Deep Dive: How the Court Reached Its Decision
Lack of Valid Authorization
The court reasoned that Wilshire Realty Co. could not recover the brokerage commission because it failed to establish a valid authorization to sell the car wash. The document that purportedly authorized the sale was not signed by Thomas R. Young, the president of Kry Corporation, which was crucial for the brokerage's claim. Young testified that he did not recognize the document presented in court, and the evidence included comparisons of his genuine signatures on checks with the signature on the authorization, further demonstrating that the signature in question was not his. Consequently, the court concluded that without a valid authorization, there was no agreement between Kry Corporation and Wilshire Realty to pay a commission, eliminating the basis for the plaintiff's claim.
Cancellation of Escrow Agreement
The court found that the escrow instructions, which outlined the payment of the commission, were effectively voided when the escrow agreement was mutually canceled by the parties involved. The mutual cancellation occurred before Wilshire Realty could enforce any rights to the commission, as both Kry Corporation and Willes agreed to terminate the escrow due to unresolved financial discrepancies. This cancellation deprived Wilshire of any claim to the commission since it was contingent upon the successful completion of the transaction. The court emphasized that the cancellation of the underlying agreement extinguished any rights of the broker to collect a commission, aligning with established legal principles regarding brokerage agreements.
Absence of Escrow Funds
Another critical reason for the court's decision was the absence of any funds in the escrow account that could have been used to pay Wilshire Realty's commission. The escrow instructions explicitly stated that the brokerage commission was to be paid from the funds deposited in escrow. Since the escrow was canceled before any sale was finalized and no funds were available to pay the commission, the court found that Wilshire had no basis to recover any amount. The plaintiff's failure to plead or prove the existence of such funds further solidified the court's reasoning that recovery was not possible under the circumstances.

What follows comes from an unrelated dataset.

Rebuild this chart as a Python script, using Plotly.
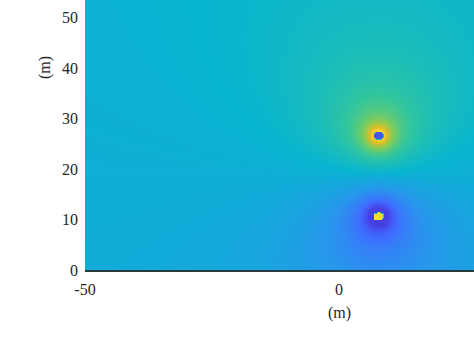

Rejection of Fraud and Conspiracy Claims
The court also dismissed Wilshire Realty's allegations of fraud and conspiracy between Kry Corporation and Willes, finding insufficient evidence to support these claims. The trial court evaluated the credibility of witnesses and determined that there were no discussions or intentions to defraud Wilshire during the cancellation of the escrow. Testimonies from both Willes and Young indicated that they had no plans for further negotiations or transactions after the escrow was terminated. This lack of evidence undermined Wilshire's argument that the defendants acted with fraudulent intent, leading the court to affirm the dismissal of the conspiracy claims.
Support from Precedent
The court supported its ruling by referencing established legal precedents regarding the enforceability of brokerage commissions and the implications of mutual rescission. Citing prior cases, the court reiterated that a broker's right to a commission is contingent upon the existence of a valid contract and the successful completion of the associated transaction. In this case, since the escrow agreement was mutually canceled before any action was taken by Wilshire to enforce its rights, the court concluded that it was in a similar position to other plaintiffs in analogous cases who were denied recovery. This alignment with precedent reinforced the court's decision and underscored the legal principles governing such disputes.